Students with last names M-Z: please contact Jamie Chan at jamie.chan@bmc.org to schedule an individual meeting with Dr. Gopal Yadavalli (Vice Chair of Education in the Department of Medicine) if you have not already done so.
- ERAS application draft
- Personal statement draft
- CV (updated to reflect all your activities as of August 2024)
- Medical school transcript (updated with all rotations up to August 2024, including block 11)
- Instructions on how to request your unofficial transcript here
- Program signal list
- Geographic signal list
GENERAL INFORMATION
Important Dates
- General ERAS opens June 5th
- ERAS deadline on September 24, 2024 (opens to programs on Sept. 25th)
- Expect interviews Nov 2024 – Jan 2025, Virtual recommended
- September 2024 The BMC Internal Medicine Residency program will run their annual session for students applying in Internal Medicine on tips for approaching this interview season.
- Jan/Feb meet FSA to discuss rank list
- Feb 3rd – ranking opens
- March 5th 9PM – programs and students submit (certify) rank list
- March 17th – SOAP begins
- FRI MARCH 21st – MATCH DAY!
More info here
Letters of Recommendation
- You will submit 3-4 letters.
- 1 Structured Evaluative Letter (SEL) written by leadership in the Department of Internal Medicine. This is formerly known as the departmental letter. AAIM Guidelines for IM SEL
- 2-3 Letters of recommendation written by faculty (not residents), at least two of which should be from faculty in Internal Medicine or subspecialty medicine (e.g. cardiology, gastroenterology, etc.) is recommended. Some programs will allow you to upload 2 letters, other programs will allow you to upload 3.
Application Advice for Students
From the Alliance for Academic Internal Medicine (AAIM)
- Students should not apply to a program that they would not rank.
- Students should not interview with more than one program in a day.
- Students should feel comfortable cancelling interviews as the season progresses if the scheduled interview is no longer at a program likely to end in the student’s top 10. In this virtual season, such cancellations are recommended at least seven days in advance to allow programs time to offer the interview slot to another interested student. Students should cancel via an email with a professional tone and with gratitude for the opportunity.
- The number of places you apply to depends on your competitiveness.
- Discuss your competitiveness with your Field Specific Advisor, Dr.
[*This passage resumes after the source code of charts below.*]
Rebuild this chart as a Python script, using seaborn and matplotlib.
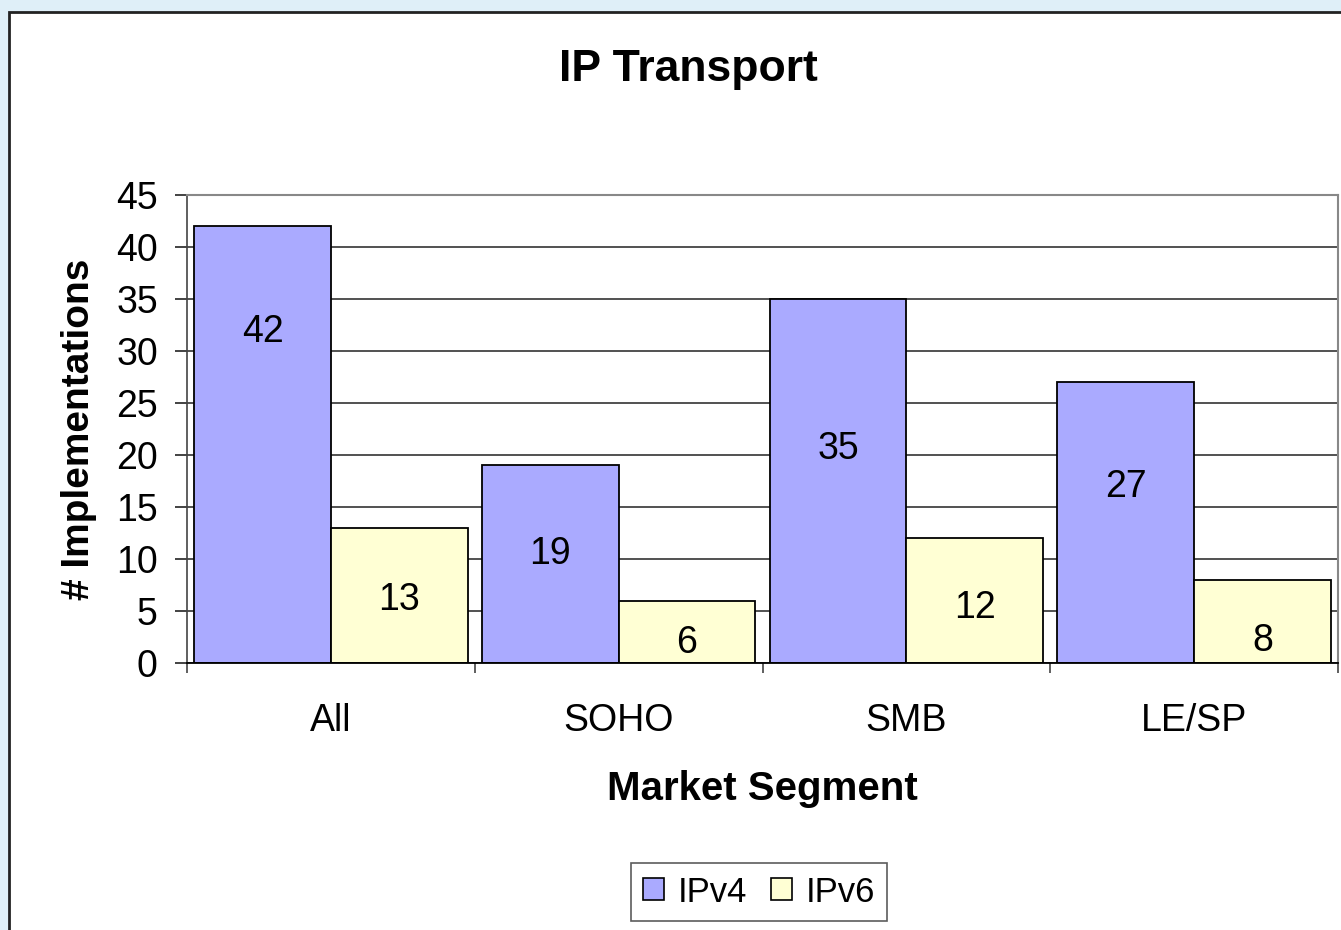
import pandas as pd
import seaborn as sns
import matplotlib.pyplot as plt
from matplotlib.patches import Rectangle, Patch

segments = ["All", "SOHO", "SMB", "LE/SP"]
ipv4 = [42, 19, 35, 27]
ipv6 = [13, 6, 12, 8]
protocols = ["IPv4", "IPv6"]

# where the value labels sit inside each bar (data units, as in the original)
label_y_ipv4 = [31.8, 10.5, 20.6, 16.9]
label_y_ipv6 = [6.1, 1.9, 5.3, 2.1]

colors = ["#AAAAFF", "#FFFFD4"]

df = pd.DataFrame({
    "segment": segments * 2,
    "count": ipv4 + ipv6,
    "proto": ["IPv4"] * 4 + ["IPv6"] * 4,
})

sns.set_style("white")
plt.rcParams["font.family"] = ["Liberation Sans", "DejaVu Sans"]
plt.rcParams["text.color"] = "black"
plt.rcParams["axes.labelcolor"] = "black"
plt.rcParams["xtick.color"] = "black"
plt.rcParams["ytick.color"] = "black"

fig = plt.figure(figsize=(13.41, 9.30), dpi=100)
fig.patch.set_facecolor("#DFEFF8")

# white panel with black frame, cut off at right and bottom
fig.patches.append(Rectangle(
    (9 / 1341, -0.2), 1.2, 0.2 + (930 - 12) / 930,
    transform=fig.transFigure, facecolor="white",
    edgecolor="#222222", linewidth=2, zorder=-10
))

ax = fig.add_axes([187 / 1341, (930 - 663) / 930, 1151 / 1341, 468 / 930])
ax.set_facecolor("white")

sns.barplot(
    data=df,
    x="segment",
    y="count",
    hue="proto",
    hue_order=protocols,
    palette=colors,
    saturation=1,
    width=0.95,
    edgecolor="black",
    linewidth=1.3,
    legend=False,
    ax=ax,
)

for cont, ys, vals in zip(ax.containers, [label_y_ipv4, label_y_ipv6], [ipv4, ipv6]):
    for bar, y, v in zip(cont, ys, vals):
        ax.text(
            bar.get_x() + bar.get_width() / 2, y, str(v),
            ha="center", va="center", fontsize=27, color="black"
        )

ax.set_ylim(0, 45)
ax.set_xlim(-0.5, 3.5)
ax.set_yticks(range(0, 46, 5))
ax.yaxis.grid(True, color="#222222", linewidth=1.1)
ax.set_axisbelow(True)

ax.tick_params(axis="y", labelsize=27, length=9, width=1.2,
               color="#222222", pad=12, left=True, direction="out")
ax.tick_params(axis="x", which="major", labelsize=27, length=0, pad=29)
ax.set_xticks([-0.5, 0.5, 1.5, 2.5, 3.5], minor=True)
ax.tick_params(axis="x", which="minor", length=7, width=1.2,
               color="#444444", bottom=True, direction="out")

for side in ["top", "right"]:
    ax.spines[side].set_color("#888888")
    ax.spines[side].set_linewidth(1.5)
ax.spines["left"].set_color("#444444")
ax.spines["left"].set_linewidth(1.2)
ax.spines["bottom"].set_color("black")
ax.spines["bottom"].set_linewidth(1.3)

ax.set_xlabel("Market Segment", fontsize=29, fontweight="bold", labelpad=22)
ax.set_ylabel("# Implementations", fontsize=28, fontweight="bold", labelpad=14)

fig.text(688 / 1341, (930 - 70) / 930, "IP Transport",
         ha="center", va="center", fontsize=32, fontweight="bold")

handles = [
    Patch(facecolor=c, edgecolor="black", linewidth=1.2, label=p)
    for c, p in zip(colors, protocols)
]
leg = fig.legend(
    handles=handles,
    loc="center",
    bbox_to_anchor=(759 / 1341, (930 - 892) / 930),
    ncol=2,
    fontsize=25,
    frameon=True,
    fancybox=False,
    edgecolor="#333333",
    handlelength=0.6,
    handleheight=0.6,
    handletextpad=0.4,
    columnspacing=0.7,
    borderpad=0.35,
)
leg.get_frame().set_linewidth(1.2)

plt.savefig("out.png", dpi=100, facecolor=fig.get_facecolor())
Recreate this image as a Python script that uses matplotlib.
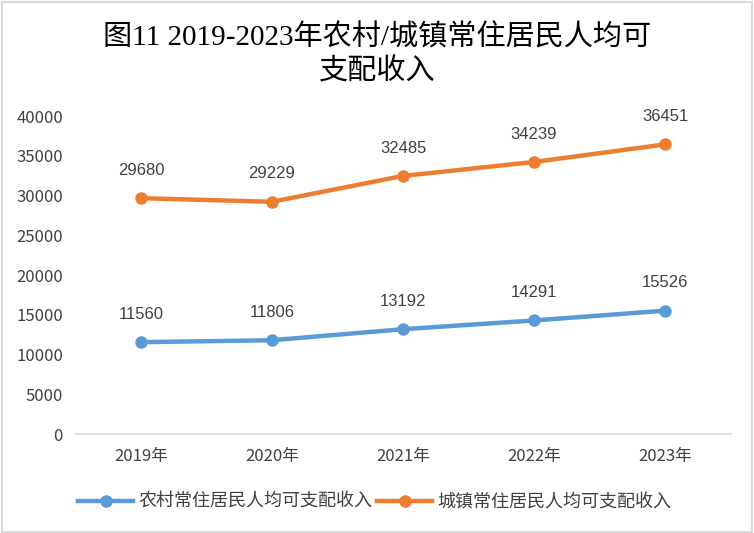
import matplotlib.pyplot as plt
from matplotlib.patches import Rectangle

years = ['2019年', '2020年', '2021年', '2022年', '2023年']
rural = [11560, 11806, 13192, 14291, 15526]
urban = [29680, 29229, 32485, 34239, 36451]
rural_name = '农村常住居民人均可支配收入'
urban_name = '城镇常住居民人均可支配收入'
title_1 = '图11 2019-2023年农村/城镇常住居民人均可'
title_2 = '支配收入'

plt.rcParams['font.family'] = ['Noto Sans CJK SC', 'DejaVu Sans']
txt = '#404040'
title_font = ['Liberation Serif', 'Noto Sans CJK SC']

fig = plt.figure(figsize=(7.54, 5.33), dpi=100)
# 外框
fig.patches.append(Rectangle((0.002, 0.002), 0.996, 0.994, transform=fig.transFigure,
                             fill=False, edgecolor='#d9d9d9', lw=1.5))
ax = fig.add_axes([0.100, 0.1857, 0.869, 0.5963])

x = list(range(len(years)))
ax.plot(x, rural, color='#5b9bd5', lw=3.2, marker='o', ms=8, label=rural_name)
ax.plot(x, urban, color='#ed7d31', lw=3.2, marker='o', ms=8, label=urban_name)
for series in (rural, urban):
    for xi, v in zip(x, series):
        ax.annotate(str(v), (xi, v), xytext=(0, 20), textcoords='offset points',
                    ha='center', va='center', fontsize=12, color=txt,
                    family='Liberation Sans')

ax.set_xlim(-0.5, len(years) - 0.5)
ax.set_ylim(0, 40000)
ax.set_yticks(range(0, 40001, 5000))
ax.set_xticks(x)
ax.set_xticklabels(years)
ax.tick_params(length=0, labelsize=12, colors=txt)
ax.tick_params(axis='x', pad=10)
ax.tick_params(axis='y', pad=9)
for s in ['top', 'right', 'left']:
    ax.spines[s].set_visible(False)
ax.spines['bottom'].set_color('#d9d9d9')
ax.spines['bottom'].set_linewidth(1.2)

fig.text(0.5, 0.928, title_1, ha='center', va='center', fontsize=21,
         color='#000000', family=title_font)
fig.text(0.5, 0.865, title_2, ha='center', va='center', fontsize=21,
         color='#000000', family=title_font)

fig.legend(loc='center', bbox_to_anchor=(0.497, 0.058), ncol=2, frameon=False,
           fontsize=13, labelcolor=txt, handlelength=3, columnspacing=0.3,
           handletextpad=0.3)

fig.savefig('out.png', dpi=100)
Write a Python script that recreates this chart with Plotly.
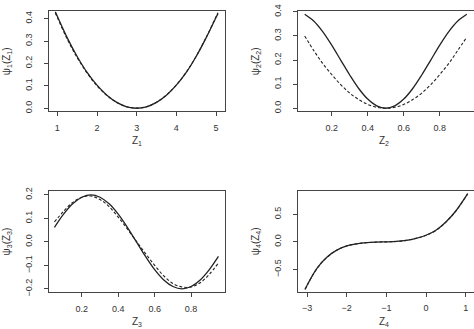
import plotly.graph_objects as go

# Component functions: true curve (solid) and estimate (dashed)
z1 = [0.95, 1.0, 1.25, 1.5, 1.75, 2.0, 2.25, 2.5, 2.75, 3.0, 3.25, 3.5, 3.75, 4.0, 4.25, 4.5, 4.75, 5.0, 5.05]
psi1_true = [0.430, 0.410, 0.314, 0.231, 0.160, 0.103, 0.058, 0.026, 0.006, 0.0, 0.006, 0.026, 0.058, 0.103, 0.160, 0.231, 0.314, 0.405, 0.422]
psi1_est = [0.425, 0.405, 0.308, 0.226, 0.157, 0.100, 0.057, 0.026, 0.007, 0.001, 0.007, 0.027, 0.059, 0.104, 0.161, 0.232, 0.315, 0.408, 0.426]

z2 = [0.05, 0.10, 0.15, 0.20, 0.25, 0.30, 0.35, 0.40, 0.45, 0.50, 0.55, 0.60, 0.65, 0.70, 0.75, 0.80, 0.85, 0.90, 0.95]
psi2_true = [0.390, 0.362, 0.318, 0.262, 0.200, 0.138, 0.082, 0.038, 0.010, 0.0, 0.010, 0.038, 0.082, 0.138, 0.200, 0.262, 0.318, 0.362, 0.390]
psi2_est = [0.300, 0.240, 0.186, 0.140, 0.098, 0.063, 0.036, 0.016, 0.004, 0.0, 0.004, 0.016, 0.036, 0.063, 0.098, 0.140, 0.186, 0.240, 0.295]

z3 = [0.05, 0.10, 0.15, 0.20, 0.25, 0.30, 0.35, 0.40, 0.45, 0.50, 0.55, 0.60, 0.65, 0.70, 0.75, 0.80, 0.85, 0.90, 0.95]
psi3_true = [0.062, 0.118, 0.162, 0.190, 0.200, 0.190, 0.162, 0.118, 0.062, 0.0, -0.062, -0.118, -0.162, -0.190, -0.200, -0.190, -0.162, -0.118, -0.062]
psi3_est = [0.085, 0.130, 0.168, 0.190, 0.195, 0.180, 0.150, 0.105, 0.055, 0.002, -0.050, -0.100, -0.145, -0.177, -0.192, -0.192, -0.174, -0.138, -0.090]

z4 = [-3.05, -2.75, -2.5, -2.25, -2.0, -1.75, -1.5, -1.25, -1.0, -0.75, -0.5, -0.25, 0.0, 0.25, 0.5, 0.75, 1.05]
psi4_true = [-0.860, -0.480, -0.280, -0.150, -0.075, -0.037, -0.015, -0.004, 0.0, 0.008, 0.028, 0.065, 0.120, 0.210, 0.360, 0.560, 0.875]
psi4_est = [-0.865, -0.485, -0.283, -0.152, -0.076, -0.037, -0.015, -0.004, 0.0, 0.007, 0.027, 0.064, 0.118, 0.208, 0.357, 0.558, 0.872]

x_ticks = [[1, 2, 3, 4, 5], [0.2, 0.4, 0.6, 0.8], [0.2, 0.4, 0.6, 0.8], [-3, -2, -1, 0, 1]]
y_ticks = [[0.0, 0.1, 0.2, 0.3, 0.4], [0.0, 0.1, 0.2, 0.3, 0.4], [-0.2, -0.1, 0.0, 0.1, 0.2], [-0.5, 0.0, 0.5]]
x_titles = ["Z<sub>1</sub>", "Z<sub>2</sub>", "Z<sub>3</sub>", "Z<sub>4</sub>"]
y_titles = ["ψ<sub>1</sub>(Z<sub>1</sub>)", "ψ<sub>2</sub>(Z<sub>2</sub>)",
            "ψ<sub>3</sub>(Z<sub>3</sub>)", "ψ<sub>4</sub>(Z<sub>4</sub>)"]

W, H = 474, 329
FONT = "Liberation Sans, Arial, sans-serif"
INK = "#222222"
TXT = "#333333"

# panel boxes in pixels: left, right, top, bottom
boxes = [(49, 225, 4, 108), (298, 474, 4, 108), (49, 225, 190, 295), (298, 474, 190, 294.5)]
x_ranges = [[0.79, 5.227], [0.013, 0.99], [0.02, 0.986], [-3.227, 1.209]]
y_ranges = [[-0.014, 0.4345], [-0.013, 0.404], [-0.214, 0.218], [-0.905, 0.93]]
y_fmt = [".1f", ".1f", ".1f", ".1f"]
x_fmt = ["d", ".1f", ".1f", "d"]

series = [(z1, psi1_true, psi1_est), (z2, psi2_true, psi2_est),
          (z3, psi3_true, psi3_est), (z4, psi4_true, psi4_est)]

fig = go.Figure()
layout = {}
annotations = []
for i, (z, tr, es) in enumerate(series):
    k = "" if i == 0 else str(i + 1)
    xa, ya = "x" + k, "y" + k
    fig.add_trace(go.Scatter(x=z, y=es, mode="lines", xaxis=xa, yaxis=ya,
                             line=dict(color=INK, width=1.1, dash="3px,2px", shape="spline"),
                             showlegend=False, hoverinfo="skip"))
    fig.add_trace(go.Scatter(x=z, y=tr, mode="lines", xaxis=xa, yaxis=ya,
                             line=dict(color=INK, width=1.3, shape="spline"),
                             showlegend=False, hoverinfo="skip"))
    l, r, t, b = boxes[i]
    right_col = i % 2 == 1
    layout["xaxis" + k] = dict(
        domain=[l / W, min(r / W, 1.0)], range=x_ranges[i], anchor=ya,
        tickvals=x_ticks[i], tickformat=x_fmt[i], ticks="outside", ticklen=4,
        tickwidth=1, tickcolor="#444", showgrid=False, zeroline=False,
        showline=True, linecolor="#444", linewidth=1, mirror=True,
        tickfont=dict(family=FONT, size=9, color=TXT), ticklabelstandoff=4)
    layout["yaxis" + k] = dict(
        domain=[1 - b / H, 1 - t / H], range=y_ranges[i], anchor=xa,
        tickvals=y_ticks[i], tickformat=y_fmt[i], ticks="outside", ticklen=4,
        tickwidth=1, tickcolor="#444", showgrid=False, zeroline=False,
        showline=True, linecolor="#444", linewidth=1,
        mirror=False if right_col else True,
        tickangle=-90, tickfont=dict(family=FONT, size=9, color=TXT),
        ticklabelstandoff=8)
    # axis titles
    annotations.append(dict(text=x_titles[i], xref="paper", yref="paper",
                            x=((l + min(r, 474)) / 2 + (0 if not right_col else -2)) / W,
                            y=1 - (b + 31) / H, showarrow=False,
                            font=dict(family=FONT, size=10, color=TXT),
                            xanchor="center", yanchor="middle"))
    annotations.append(dict(text=y_titles[i], xref="paper", yref="paper",
                            x=(l - 42) / W, y=1 - ((t + b) / 2) / H, showarrow=False,
                            textangle=-90, font=dict(family=FONT, size=10, color=TXT),
                            xanchor="center", yanchor="middle"))

fig.update_layout(width=W, height=H, margin=dict(l=0, r=0, t=0, b=0),
                  paper_bgcolor="white", plot_bgcolor="white",
                  annotations=annotations, **layout)
fig.write_html("out.html")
Ananthakrishnan, and your letter writers. On average most people should apply to 20-25 programs.
- If you are a student who has experienced academic challenged (course failures, USMLE failure(s), etc.) you need to apply to more Medicine programs— at least 50 programs, including many community programs.
- Match data shows that students who have 6-8 interviews will have a 95-98% likelihood of successfully matching in IM.
- Please relinquish interviews once you have 12-15 interviews to allow your peer applicants a chance to interview and match.
- Contact your advisor or Dr. Ananthakrishnan if you do not have 6-10 interviews by the first week of November.